The one I held in my hands had a chip, and as I looked through the range, I saw signs of damage in several others. I set the plate carefully back alongside its siblings and left.
I haunted the house unhurriedly, wandering through rooms I had loved and forgotten. It was my own past I was exploring, and I got a strange sense of time standing still. There was the storeroom that was the depository for all the toys we had outgrown, and as I peeked in, I saw our old bikes stored carefully by the wall. Outside, near the kitchen, I spotted an old calendar. The writing had faded, and I had to strain to make out that it dated from 1995. The calendar hadn’t been taken off or replaced for over twenty years.
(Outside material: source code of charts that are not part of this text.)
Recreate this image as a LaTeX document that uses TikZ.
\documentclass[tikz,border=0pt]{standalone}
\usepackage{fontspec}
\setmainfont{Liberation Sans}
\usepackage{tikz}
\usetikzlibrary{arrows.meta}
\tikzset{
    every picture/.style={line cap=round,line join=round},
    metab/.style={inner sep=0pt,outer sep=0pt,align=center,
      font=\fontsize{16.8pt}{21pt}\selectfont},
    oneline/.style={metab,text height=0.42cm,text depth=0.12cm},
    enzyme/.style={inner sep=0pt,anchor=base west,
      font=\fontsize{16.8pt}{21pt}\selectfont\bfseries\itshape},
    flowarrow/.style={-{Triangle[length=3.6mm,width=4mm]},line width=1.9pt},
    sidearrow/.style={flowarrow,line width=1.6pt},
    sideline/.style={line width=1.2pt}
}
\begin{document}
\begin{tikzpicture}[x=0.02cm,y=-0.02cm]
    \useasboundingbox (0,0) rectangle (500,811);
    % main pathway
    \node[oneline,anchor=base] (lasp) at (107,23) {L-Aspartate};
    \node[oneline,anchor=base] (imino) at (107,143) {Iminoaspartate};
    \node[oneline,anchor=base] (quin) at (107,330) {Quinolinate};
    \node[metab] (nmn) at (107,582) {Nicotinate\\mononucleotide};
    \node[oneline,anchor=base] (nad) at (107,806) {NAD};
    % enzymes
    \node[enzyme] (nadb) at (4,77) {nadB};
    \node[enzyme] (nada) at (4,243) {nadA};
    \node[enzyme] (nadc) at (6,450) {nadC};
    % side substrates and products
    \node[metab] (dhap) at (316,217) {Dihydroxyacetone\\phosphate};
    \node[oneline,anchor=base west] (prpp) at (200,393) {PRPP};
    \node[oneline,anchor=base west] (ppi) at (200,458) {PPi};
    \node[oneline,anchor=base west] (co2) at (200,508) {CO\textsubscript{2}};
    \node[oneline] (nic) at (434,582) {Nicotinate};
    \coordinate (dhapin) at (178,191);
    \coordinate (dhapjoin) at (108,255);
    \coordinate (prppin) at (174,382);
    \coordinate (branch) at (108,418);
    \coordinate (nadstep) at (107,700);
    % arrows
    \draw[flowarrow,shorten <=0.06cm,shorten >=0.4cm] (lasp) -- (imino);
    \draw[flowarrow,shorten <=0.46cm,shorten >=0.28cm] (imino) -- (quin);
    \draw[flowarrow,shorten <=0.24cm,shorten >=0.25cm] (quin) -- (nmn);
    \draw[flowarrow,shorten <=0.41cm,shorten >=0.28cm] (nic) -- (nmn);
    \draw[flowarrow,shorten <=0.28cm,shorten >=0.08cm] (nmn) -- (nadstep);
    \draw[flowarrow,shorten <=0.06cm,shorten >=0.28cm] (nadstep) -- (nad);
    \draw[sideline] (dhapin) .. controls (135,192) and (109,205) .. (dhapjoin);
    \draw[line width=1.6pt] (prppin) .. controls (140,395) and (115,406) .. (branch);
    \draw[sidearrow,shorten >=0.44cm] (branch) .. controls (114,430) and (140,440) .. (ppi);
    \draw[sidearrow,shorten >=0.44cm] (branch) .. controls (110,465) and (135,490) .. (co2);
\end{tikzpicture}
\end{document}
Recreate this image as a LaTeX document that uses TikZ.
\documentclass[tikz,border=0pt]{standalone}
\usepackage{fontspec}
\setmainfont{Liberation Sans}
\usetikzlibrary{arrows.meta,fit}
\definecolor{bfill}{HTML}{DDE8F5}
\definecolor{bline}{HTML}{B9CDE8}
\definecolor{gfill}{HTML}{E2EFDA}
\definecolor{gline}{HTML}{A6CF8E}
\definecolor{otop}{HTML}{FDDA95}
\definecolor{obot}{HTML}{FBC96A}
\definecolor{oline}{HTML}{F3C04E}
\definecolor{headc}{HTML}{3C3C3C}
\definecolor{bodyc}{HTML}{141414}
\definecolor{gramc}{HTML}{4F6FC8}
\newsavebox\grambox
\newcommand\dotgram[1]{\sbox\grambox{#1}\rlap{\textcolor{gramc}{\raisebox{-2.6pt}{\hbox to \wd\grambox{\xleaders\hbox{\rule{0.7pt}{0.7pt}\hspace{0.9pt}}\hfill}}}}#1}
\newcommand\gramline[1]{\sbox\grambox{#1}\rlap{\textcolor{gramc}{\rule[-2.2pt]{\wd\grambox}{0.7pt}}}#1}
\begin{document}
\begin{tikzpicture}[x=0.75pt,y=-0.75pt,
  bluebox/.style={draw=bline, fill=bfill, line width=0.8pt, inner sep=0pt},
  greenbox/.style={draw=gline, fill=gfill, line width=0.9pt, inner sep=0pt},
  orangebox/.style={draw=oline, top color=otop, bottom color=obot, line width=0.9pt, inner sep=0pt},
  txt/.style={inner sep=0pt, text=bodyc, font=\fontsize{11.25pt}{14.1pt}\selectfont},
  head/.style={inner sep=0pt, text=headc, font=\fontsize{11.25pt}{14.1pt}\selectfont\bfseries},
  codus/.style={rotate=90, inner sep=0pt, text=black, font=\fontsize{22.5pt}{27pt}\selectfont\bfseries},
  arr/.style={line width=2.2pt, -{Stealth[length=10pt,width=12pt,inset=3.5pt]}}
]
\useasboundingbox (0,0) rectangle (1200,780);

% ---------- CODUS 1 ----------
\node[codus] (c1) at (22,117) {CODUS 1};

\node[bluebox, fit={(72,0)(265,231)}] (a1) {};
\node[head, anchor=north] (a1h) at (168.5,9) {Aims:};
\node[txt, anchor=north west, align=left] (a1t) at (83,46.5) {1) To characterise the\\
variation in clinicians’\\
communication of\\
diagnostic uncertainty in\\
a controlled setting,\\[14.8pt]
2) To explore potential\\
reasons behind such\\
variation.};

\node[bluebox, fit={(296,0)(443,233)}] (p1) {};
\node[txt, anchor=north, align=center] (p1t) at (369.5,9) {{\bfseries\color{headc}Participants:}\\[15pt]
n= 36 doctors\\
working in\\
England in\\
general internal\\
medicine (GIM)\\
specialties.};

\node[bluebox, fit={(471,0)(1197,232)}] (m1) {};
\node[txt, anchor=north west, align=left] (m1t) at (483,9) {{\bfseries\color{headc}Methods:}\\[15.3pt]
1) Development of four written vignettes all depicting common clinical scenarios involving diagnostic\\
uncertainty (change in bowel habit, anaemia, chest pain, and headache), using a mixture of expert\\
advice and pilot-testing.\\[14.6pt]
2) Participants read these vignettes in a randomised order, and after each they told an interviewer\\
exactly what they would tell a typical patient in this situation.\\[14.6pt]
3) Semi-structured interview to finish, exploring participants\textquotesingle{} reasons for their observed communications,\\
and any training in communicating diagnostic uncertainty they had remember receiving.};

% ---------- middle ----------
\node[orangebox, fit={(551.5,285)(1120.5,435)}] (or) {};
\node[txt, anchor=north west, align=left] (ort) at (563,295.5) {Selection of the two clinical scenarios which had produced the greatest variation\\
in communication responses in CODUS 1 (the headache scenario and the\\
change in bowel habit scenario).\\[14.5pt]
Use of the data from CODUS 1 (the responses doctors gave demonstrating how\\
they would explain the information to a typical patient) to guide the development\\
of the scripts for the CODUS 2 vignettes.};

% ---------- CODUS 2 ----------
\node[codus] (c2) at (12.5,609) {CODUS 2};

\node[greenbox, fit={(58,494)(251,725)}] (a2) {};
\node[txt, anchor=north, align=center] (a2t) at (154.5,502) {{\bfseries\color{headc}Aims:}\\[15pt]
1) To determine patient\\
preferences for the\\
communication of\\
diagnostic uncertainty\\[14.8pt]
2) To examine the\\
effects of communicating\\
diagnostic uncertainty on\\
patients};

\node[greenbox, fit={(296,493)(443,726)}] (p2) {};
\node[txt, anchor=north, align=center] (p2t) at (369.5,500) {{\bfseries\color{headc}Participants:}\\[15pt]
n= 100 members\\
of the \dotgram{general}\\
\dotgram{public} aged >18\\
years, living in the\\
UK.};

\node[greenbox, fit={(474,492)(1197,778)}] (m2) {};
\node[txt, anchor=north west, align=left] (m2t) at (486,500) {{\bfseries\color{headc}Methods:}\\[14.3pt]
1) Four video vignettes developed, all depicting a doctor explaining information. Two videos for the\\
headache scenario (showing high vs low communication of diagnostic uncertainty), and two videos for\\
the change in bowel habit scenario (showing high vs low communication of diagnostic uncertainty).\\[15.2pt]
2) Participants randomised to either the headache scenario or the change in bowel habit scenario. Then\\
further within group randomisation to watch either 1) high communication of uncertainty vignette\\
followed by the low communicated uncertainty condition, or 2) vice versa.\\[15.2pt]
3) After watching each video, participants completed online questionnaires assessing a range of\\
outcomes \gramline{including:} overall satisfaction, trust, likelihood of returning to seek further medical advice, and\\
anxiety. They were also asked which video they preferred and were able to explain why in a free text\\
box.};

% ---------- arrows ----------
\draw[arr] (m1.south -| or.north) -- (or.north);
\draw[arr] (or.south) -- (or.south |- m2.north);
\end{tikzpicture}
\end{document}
I heard a noise, a soft crack, a footstep on a dry leaf, perhaps, and I started. I immediately wandered back to the hallway to meet Maya, but I had been mistaken. No light came on in the porch, no key scraped against the lock, and no Maya appeared in front of me. I thought of our neighbours. There had been a family, the Kapoors, to our left with daughters roughly our age. We would meet after school, taking walks in the evening as the weather turned cool. I hadn’t met either of the girls for a decade or more, and now as I struggled to recall their names, I walked outside. Their house seemed different—larger, with several cars parked outside it—and though I wanted to walk towards them, to ring their bell and learn of how their lives had turned out, if there had been successes and marriages and children, I didn’t. Try as I might, I couldn’t recall the names of the girls. They had both had long hair they wore in braids down their backs, and both had a dimple on their left cheeks. Both were conventionally pretty, slim and neat and cheerful, but I couldn’t for the life of me remember what they were called.